Pipelines also enjoy network advantages. By serving multiple locations, they increase market efficiency.
These benefits will become increasingly valuable in coming years, As a result, pipelines will play a central role in future energy infrastructure, particularly in Asia.
As China ramps up outward investment through the newly-created Asian Infrastructure Investment Bank to achieve the One Belt, One Road vision– the long-term usefulness of pipelines will become apparent.
As part of 30-year delivery contracts for natural gas, China’s agreed to fund two Russian gas pipelines: the Power of Siberia and Altai.
Thirty years is a long time. A mere 36 years ago, Deng Xiaoping opened up China’s economy to the world. Since then, China’s economy has been transformed.

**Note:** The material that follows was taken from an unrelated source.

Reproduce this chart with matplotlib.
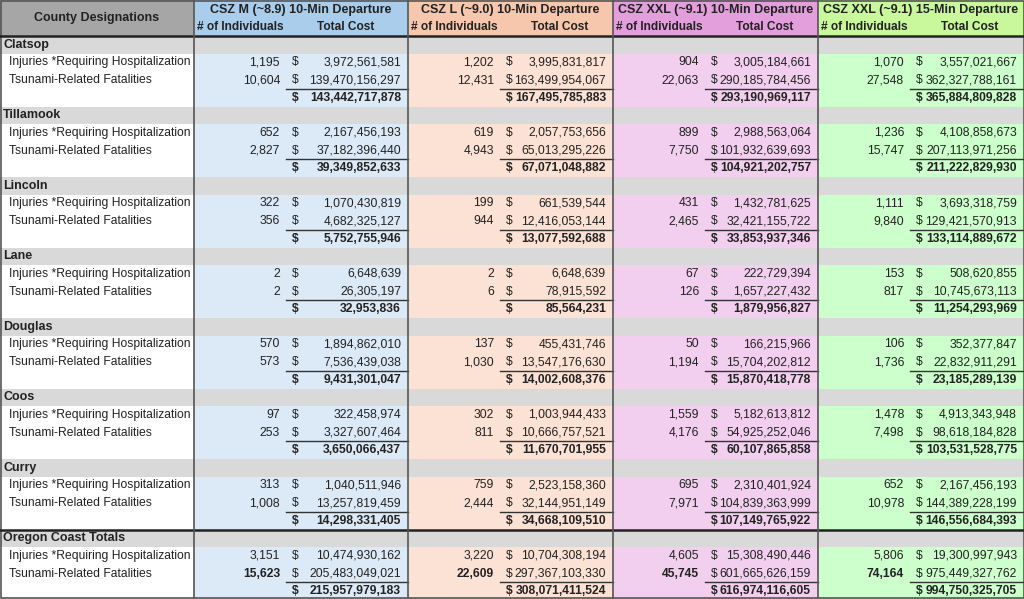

Looking ahead to the next 30 years, energy markets will be similarly transformed. Driving this change will be carbon pricing, globally-agreed emissions reductions, trade reform and innovation gains.
Gas pipelines will play a big role. That’s because they can carry other forms of energy than just natural gas.
The most notable of these is hydrogen. Properly constructed pipelines can simultaneously carry both natural gas and hydrogen. What this means is that excess solar or wind from remote locations can be turned into hydrogen to be pumped down pipelines for conversion into electricity later. In other words, hydrogen can be used as a large scale energy storage medium.
Hydrogen pipelines have been around since 1940. They are now common in the US and Europe.
The flexibility of pipelines doesn’t end there. In British Columbia, Canada, natural gas pipelines also can carry biofuels.
Then, of course, there’s carbon dioxide (CO2). In Norway, offshore natural gas pipelines have transported C02 for storage under the offshore Arctic Ocean Sleipner gas field.
In Saskatchewan, Canada, the Boundary Dam power plant is now the world’s first commercial scale demonstration of carbon capture and storage. Carbon from coal-fired power plant is transported by pipeline for injection underground.
As energy markets change over the next 30 years, the synergies between natural gas pipelines and large scale power lines will become more apparent.
Consider the possibilities:
When gas pipelines networks become congested, the natural gas, hydrogen, bioenergy they can’t carry could be turned into electricity. This could then delivered down power lines, creating a second means of getting energy to market. This increases efficiency.
Similarly, if high-capacity electricity power lines become congested, excess electricity could be turned into hydrogen (for instance) and delivered through gas pipelines. Such interoperability in future infrastructure will prove immensely valuable in coming years as energy markets are transformed in ways we may not have imagined yet.
As a result, maximizing design flexibility will be crucial
Russia, for instance, has large and undeveloped wind, geothermal and biomass resources in eastern Siberia. China’s State Grid Corp has recognized this. State Grid has proposed building power lines to carry Arctic Ocean wind power to China. These power lines might naturally parallel, among other routes, those taken by the Power of Siberia or Altai.
Similarly, wind resources exist in the East China Sea and South China Sea. Power lines built to develop these resources could be laid along side natural gas pipelines. These pipelines, in turn, could provide a route to market for natural gas resources and, over the longer term, methane hydrates, in the South China Sea.
If this occurred, it could open the way for other ocean energy sources to be developed — such as ocean thermal energy conversion (OTEC). OTEC exploits temperature differentials between the ocean’s surface and deeper waters to create energy. One test plant is now being designed for deployment off China’s Hainan Island.
Further, subsea natural gas pipelines could open the way for compressed air storage, in which compression is provided ‘free’ by the weight of sea water.
Climate change represents an enormous challenge for humanity. How new energy infrastructure is built in the coming 30-50 years will largely determine mankind’s quality of life beyond 2050.